Output the lines exactly, from the one where "Emit a Python" appears through the one where "from bokeh.resources import INLINE" appears. Images are left out.

**** EXERCISE DATA ****

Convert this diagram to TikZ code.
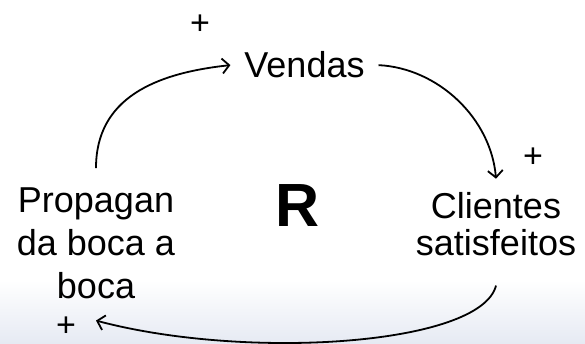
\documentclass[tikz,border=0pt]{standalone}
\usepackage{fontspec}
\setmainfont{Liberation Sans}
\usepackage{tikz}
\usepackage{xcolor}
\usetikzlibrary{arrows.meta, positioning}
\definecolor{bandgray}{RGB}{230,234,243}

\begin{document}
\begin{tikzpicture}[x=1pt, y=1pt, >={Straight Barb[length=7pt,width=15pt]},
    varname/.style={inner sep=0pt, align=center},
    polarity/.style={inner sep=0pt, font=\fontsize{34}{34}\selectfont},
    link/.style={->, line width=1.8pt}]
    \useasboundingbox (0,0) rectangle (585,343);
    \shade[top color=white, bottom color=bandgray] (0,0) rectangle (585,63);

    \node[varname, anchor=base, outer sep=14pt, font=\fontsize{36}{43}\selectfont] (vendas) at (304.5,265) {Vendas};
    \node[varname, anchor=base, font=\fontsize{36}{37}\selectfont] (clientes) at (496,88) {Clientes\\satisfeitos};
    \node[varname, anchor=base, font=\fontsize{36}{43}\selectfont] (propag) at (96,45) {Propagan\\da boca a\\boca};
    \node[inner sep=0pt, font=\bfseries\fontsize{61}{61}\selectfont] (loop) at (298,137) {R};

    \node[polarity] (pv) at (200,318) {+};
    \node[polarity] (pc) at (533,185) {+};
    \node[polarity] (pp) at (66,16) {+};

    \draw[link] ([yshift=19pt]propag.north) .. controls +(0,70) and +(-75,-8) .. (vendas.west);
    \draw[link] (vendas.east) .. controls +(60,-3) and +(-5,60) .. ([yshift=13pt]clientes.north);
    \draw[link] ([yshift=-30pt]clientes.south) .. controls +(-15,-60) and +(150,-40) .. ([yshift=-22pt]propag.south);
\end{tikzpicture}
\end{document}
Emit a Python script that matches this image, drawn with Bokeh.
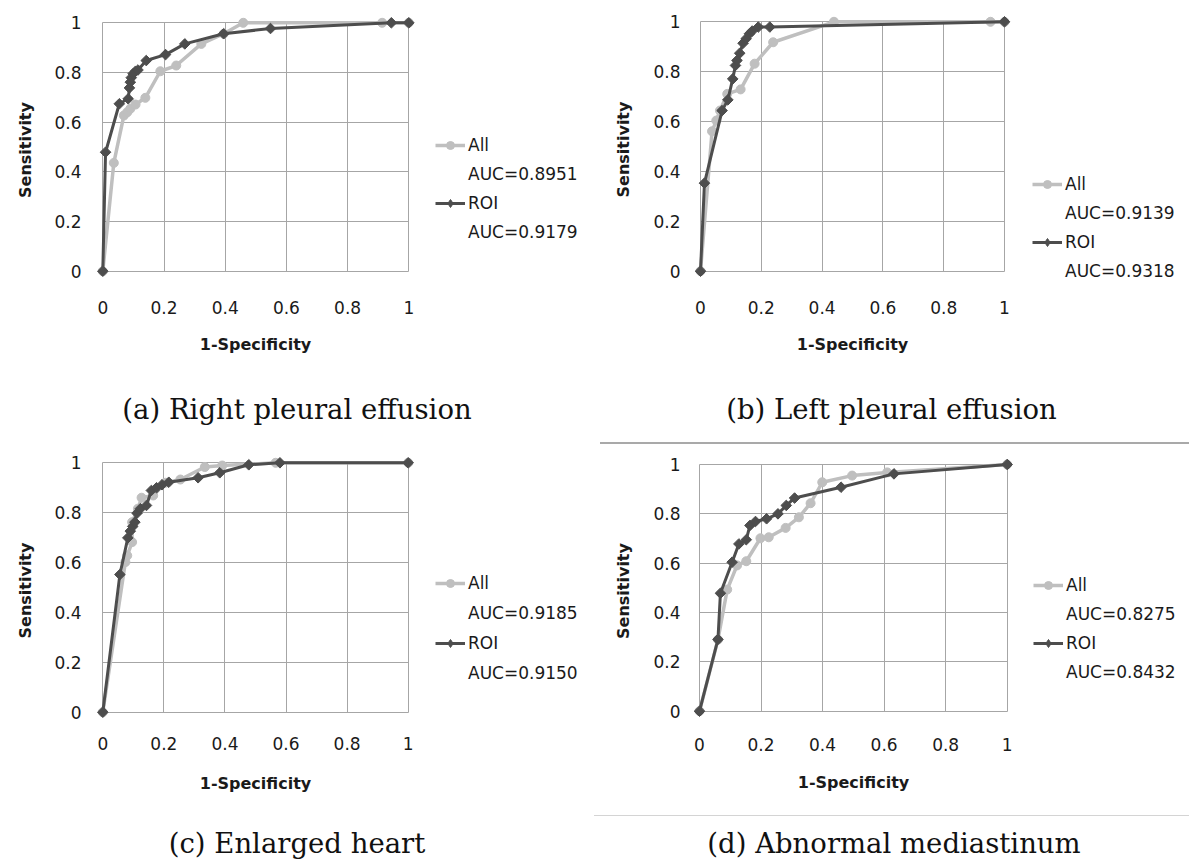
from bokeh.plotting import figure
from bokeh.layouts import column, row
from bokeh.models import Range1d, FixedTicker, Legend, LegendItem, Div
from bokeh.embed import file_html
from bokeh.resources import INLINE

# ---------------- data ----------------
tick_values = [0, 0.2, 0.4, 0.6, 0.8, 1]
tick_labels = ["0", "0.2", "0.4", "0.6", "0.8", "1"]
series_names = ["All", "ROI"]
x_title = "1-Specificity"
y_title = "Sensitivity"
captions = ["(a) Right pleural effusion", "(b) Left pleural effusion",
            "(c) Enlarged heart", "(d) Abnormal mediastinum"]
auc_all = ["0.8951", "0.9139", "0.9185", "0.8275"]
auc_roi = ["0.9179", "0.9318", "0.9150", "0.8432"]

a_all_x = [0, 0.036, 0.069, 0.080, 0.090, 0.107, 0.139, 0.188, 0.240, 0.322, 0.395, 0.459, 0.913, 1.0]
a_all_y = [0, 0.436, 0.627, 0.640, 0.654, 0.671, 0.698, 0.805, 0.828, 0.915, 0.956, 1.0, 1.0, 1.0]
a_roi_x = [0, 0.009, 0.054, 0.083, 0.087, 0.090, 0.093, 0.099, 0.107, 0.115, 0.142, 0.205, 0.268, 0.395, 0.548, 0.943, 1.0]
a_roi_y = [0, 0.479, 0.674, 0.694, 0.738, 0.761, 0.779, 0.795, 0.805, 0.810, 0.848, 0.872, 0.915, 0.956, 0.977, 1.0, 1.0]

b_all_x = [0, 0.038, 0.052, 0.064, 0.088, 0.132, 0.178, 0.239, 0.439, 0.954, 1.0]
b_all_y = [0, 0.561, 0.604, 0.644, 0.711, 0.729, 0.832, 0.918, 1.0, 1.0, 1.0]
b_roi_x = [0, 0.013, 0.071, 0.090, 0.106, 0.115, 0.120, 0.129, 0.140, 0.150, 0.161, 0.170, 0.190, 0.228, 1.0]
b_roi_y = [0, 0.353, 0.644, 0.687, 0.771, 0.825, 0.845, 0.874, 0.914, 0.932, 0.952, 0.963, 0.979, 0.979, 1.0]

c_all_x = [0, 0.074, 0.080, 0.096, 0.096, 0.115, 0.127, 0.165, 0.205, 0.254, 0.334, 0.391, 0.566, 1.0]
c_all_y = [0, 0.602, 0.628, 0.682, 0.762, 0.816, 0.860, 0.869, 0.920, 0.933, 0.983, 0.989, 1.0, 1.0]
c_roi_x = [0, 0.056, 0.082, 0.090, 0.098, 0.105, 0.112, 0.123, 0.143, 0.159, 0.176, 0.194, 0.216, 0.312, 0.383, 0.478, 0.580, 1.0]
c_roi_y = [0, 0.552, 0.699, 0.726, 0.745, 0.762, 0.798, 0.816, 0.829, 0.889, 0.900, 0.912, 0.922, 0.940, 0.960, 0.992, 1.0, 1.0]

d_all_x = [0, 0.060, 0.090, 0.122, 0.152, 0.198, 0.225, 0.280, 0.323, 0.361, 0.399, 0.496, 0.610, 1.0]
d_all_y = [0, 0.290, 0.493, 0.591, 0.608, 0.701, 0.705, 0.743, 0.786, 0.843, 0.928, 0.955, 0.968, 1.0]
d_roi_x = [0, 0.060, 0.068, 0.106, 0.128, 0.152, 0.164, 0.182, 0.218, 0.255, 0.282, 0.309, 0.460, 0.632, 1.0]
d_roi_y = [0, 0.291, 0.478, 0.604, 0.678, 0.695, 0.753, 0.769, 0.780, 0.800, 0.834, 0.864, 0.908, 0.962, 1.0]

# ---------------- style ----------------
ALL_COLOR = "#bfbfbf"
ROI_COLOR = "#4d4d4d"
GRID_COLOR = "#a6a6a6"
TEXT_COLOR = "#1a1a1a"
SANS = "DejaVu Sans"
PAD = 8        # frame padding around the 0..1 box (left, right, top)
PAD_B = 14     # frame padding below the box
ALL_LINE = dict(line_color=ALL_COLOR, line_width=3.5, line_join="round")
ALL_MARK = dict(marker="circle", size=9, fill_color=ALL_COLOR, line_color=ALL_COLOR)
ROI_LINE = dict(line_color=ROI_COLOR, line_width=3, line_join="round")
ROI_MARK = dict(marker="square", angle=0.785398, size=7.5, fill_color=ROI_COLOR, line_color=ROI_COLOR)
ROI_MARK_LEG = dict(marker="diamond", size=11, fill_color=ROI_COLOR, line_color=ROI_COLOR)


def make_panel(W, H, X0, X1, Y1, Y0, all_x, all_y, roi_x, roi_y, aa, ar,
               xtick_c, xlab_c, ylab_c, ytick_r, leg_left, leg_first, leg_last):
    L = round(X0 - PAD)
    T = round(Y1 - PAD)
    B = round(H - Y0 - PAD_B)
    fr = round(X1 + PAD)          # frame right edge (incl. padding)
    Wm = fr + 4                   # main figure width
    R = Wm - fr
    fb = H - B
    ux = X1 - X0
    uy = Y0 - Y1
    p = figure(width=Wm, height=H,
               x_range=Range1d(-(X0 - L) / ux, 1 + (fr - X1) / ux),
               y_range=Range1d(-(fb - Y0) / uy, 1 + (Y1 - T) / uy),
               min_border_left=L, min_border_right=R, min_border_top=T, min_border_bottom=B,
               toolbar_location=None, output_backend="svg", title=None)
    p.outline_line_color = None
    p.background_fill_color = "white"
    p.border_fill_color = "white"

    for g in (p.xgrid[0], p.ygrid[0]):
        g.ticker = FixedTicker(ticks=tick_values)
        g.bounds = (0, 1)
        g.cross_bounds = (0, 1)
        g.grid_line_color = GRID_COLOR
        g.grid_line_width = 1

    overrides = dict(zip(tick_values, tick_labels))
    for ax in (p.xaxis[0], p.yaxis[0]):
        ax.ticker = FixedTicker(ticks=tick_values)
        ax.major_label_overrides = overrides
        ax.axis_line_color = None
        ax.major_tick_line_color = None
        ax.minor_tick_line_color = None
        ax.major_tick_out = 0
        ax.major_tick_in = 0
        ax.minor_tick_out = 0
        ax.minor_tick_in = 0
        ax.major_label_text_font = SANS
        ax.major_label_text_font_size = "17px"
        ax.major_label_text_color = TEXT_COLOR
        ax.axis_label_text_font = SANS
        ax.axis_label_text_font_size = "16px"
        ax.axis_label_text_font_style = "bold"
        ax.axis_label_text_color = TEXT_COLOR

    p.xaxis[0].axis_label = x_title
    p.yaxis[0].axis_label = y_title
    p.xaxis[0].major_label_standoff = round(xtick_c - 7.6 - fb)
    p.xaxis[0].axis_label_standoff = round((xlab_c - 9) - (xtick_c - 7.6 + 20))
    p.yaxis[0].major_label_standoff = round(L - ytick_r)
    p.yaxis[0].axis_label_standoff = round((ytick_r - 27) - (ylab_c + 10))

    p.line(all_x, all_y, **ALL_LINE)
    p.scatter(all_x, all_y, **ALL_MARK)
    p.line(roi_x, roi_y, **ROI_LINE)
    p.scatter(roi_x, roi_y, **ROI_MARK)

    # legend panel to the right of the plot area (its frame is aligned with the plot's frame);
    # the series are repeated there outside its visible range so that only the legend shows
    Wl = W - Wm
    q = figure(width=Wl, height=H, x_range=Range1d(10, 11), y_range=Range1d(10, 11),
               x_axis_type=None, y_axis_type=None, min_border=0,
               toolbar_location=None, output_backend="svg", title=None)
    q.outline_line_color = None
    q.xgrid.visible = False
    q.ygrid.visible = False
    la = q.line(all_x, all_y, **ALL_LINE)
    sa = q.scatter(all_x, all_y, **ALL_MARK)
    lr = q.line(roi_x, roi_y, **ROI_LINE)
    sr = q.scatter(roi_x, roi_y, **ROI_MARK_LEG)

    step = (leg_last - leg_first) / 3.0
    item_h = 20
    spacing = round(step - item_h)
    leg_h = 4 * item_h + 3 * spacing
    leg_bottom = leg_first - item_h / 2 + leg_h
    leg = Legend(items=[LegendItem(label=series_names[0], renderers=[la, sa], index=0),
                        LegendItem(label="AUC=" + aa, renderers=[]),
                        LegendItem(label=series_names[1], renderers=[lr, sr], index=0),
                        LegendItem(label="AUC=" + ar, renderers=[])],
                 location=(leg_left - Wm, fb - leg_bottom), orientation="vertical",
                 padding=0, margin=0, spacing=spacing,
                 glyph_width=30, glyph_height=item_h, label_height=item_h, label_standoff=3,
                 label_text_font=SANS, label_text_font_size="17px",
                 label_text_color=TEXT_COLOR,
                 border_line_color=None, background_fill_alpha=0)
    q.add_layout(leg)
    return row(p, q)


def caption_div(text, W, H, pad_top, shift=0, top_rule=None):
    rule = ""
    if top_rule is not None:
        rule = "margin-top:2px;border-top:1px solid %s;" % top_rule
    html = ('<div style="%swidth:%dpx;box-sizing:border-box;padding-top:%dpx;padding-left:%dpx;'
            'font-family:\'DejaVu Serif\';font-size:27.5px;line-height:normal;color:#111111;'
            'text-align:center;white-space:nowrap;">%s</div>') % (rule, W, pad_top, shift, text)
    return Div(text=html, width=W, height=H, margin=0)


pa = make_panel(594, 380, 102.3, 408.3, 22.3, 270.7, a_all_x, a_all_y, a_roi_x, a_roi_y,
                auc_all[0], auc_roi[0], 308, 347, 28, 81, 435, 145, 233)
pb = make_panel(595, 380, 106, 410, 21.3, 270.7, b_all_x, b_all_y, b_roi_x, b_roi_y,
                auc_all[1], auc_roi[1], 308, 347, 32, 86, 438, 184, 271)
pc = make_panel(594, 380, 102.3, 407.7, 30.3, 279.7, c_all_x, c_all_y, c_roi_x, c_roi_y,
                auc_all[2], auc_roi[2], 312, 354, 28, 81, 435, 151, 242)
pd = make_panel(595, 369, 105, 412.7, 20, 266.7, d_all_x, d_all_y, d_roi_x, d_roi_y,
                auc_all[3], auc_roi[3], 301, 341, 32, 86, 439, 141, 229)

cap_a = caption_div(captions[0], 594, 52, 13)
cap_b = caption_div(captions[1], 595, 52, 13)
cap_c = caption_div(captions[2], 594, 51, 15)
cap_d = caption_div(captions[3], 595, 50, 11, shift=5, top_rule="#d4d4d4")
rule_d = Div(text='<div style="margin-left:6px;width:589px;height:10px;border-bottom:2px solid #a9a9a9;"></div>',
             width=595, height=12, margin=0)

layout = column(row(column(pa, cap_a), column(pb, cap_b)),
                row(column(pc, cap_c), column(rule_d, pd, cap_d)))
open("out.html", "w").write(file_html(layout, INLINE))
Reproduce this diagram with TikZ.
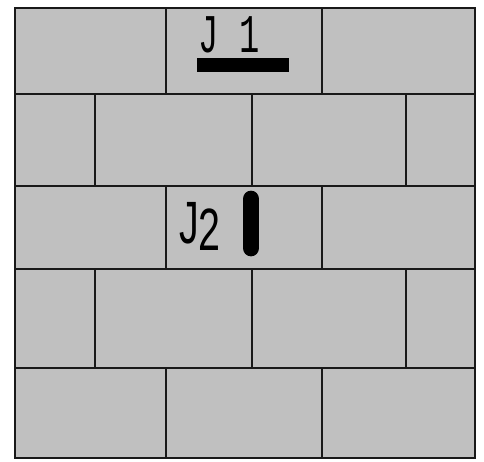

****

* _COMPLETE RESPONSE_
Emit a Python script that matches this image, drawn with Bokeh.
from bokeh.plotting import figure
from bokeh.layouts import column, row
from bokeh.models import Range1d, FixedTicker, Legend, LegendItem, Div
from bokeh.embed import file_html
from bokeh.resources import INLINE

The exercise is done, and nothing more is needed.